Für das Abendessen war die Auswahl nicht groß. Uns lag nicht daran, möglichst viel auszuprobieren. Wir waren pragmatisch und wollten keine Zeit mit langer Suche verlieren. Direkt vor unserem Hotel gab es einen Schlachter, in dessen Küche ein frisch geschlachtetes Rind hing. Erst wenn Fleisch bestellt wurde, schnitt der Schlachter von diesem etwas ab. Hier kamen viele Äthiopier her, um frisches, rohes Fleisch zu essen. Dazu konnte ich mich nicht überwinden, was Adane eigenartig fand, schließlich würde ich doch zu Hause auch rohes Hackfleisch essen. Stimmt. Trotzdem nahmen wir die gegrillte Variante, bei der die Fleischwürfel auf einem Stövchen serviert werden. Auch hier bekamen wir ein Stövchen für uns zwei, manchmal, wenn Adanes Nichte uns zum Essen Gesellschaft leistete, bestellten wir ein großes, von dem wir alle mit den Fingern aßen.
An den anderen Abenden gingen wir in die Bar eines Freundes, vor allem zum Trinken. Denn wer die aphrodisische Wirkung des Kath neutralisieren will, hat neben der naheliegenden Möglichkeit eine zweite: Alkohol. So besuchten wir abends die Bar – ich blieb zumeist bei Bier, Adane trank zwei, drei Gin. Am ersten Abend stellte uns der Barbesitzer nach einer Weile einen Teller auf den Tisch: Bohnen mit Kartoffeln, dazu ein Stück Weißbrot, denn Besteck ist in Äthiopien unüblich. Ich hatte nichts bestellt und bekam die Speise als Geschenk des Hauses. Nach dem ersten Bissen war ich total überrascht, denn dieses einfache Gericht war so lecker, dass ich es von nun an fast jeden Abend essen wollte und mich nur ungern von Adane überreden ließ, ab und zu im Hotel Fleisch zu essen. Vielleicht war es, weil Bohnen mit Kartoffeln mich nach all dem fremden Essen mit dem Brot Injera an zu Hause erinnerten. An manchen Tagen sehnte ich mich nach meinem eigenen Leben. Bezahlt habe ich die Bohnen mit Kartoffeln nur ein oder zwei Mal, Adane sagte, es koste so wenig, dass es dem Barbesitzer peinlich sei, es auf die Rechnung zu setzen. Überhaupt waren die Menschen großzügig, die Männer gaben mir hin und wieder ein Bier oder einen Kaffee aus. Sie schienen mich nicht als „laufende Geldbörse“ zu betrachten, wie Weiße manchmal genannt werden. Sie hatten sich auch daran gewöhnt, dass ich an den Abenden manchmal mein Notizheft hervorzog, um etwas von dem zu notieren, was Adane mir „off the record“ erzählte. Obwohl es im Hof der Bar meist sehr dunkel war und ich bei dem spärlichen Licht, das vom Tresen herüberleuchtete, nur wenige Notizen machen konnte. Über Musik, Filme, Lieblingsschauspieler. Dinge, die man – laut Schreibratgebern – seine Hauptfigur fragen soll, um sie authentisch beschreiben zu können. Manchmal insistierte ich auf Zeiten in Adanes Leben, über die er bislang nur wenig erzählt hatte. Mit einem verschmitzten Grinsen sagte er: „Dann musst du das eben füllen, du bist doch die Schriftstellerin.“ Ich bin froh und dankbar, dass Adane mir vertraut und sicher ist, dass ich seine Geschichte gut aufschreibe. Dass ich die richtigen Szenen finden werde, um die Stellen zu füllen, an die er sich nicht erinnert. Und aus dem, was er mir erzählt hat, die richtige Geschichte machen werde.
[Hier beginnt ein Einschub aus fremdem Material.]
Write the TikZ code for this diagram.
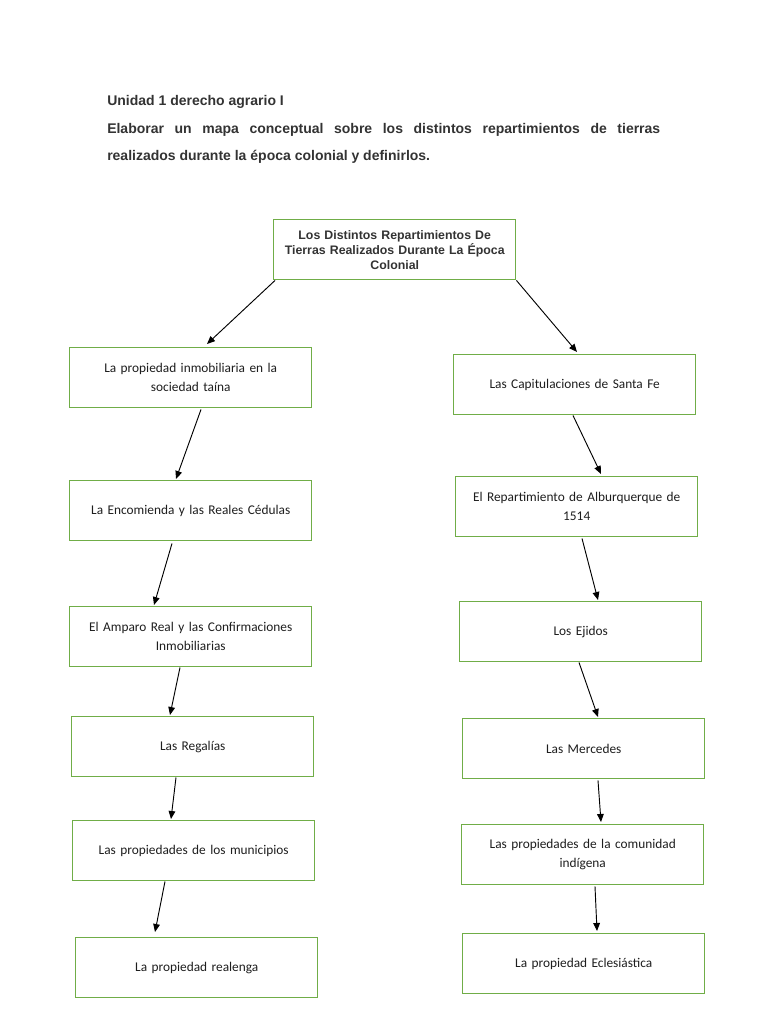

Nach zwei, drei Stunden bei Bohnen, Bier und Gin fuhren wir ins Hotel, durch die vollkommen dunkle Stadt, in der nur noch hier und da ein paar Bars oder Imbissstände geöffnet hatten. Im Hotel gönnten wir uns einen Absacker, der letzte Gin des Tages war ein weiteres gemeinsames Ritual. Der äthiopische Gin ist wohltuend weich, ich habe mir eine Flasche mitgebracht und gönne mir auch zu Hause manchmal einen Absacker. Er schmeckt nach Wärme und Gelassenheit, nach Zuhören und nach spannenden, fremden Erinnerungen, die darauf warten, in eine literarische Form gebracht zu werden.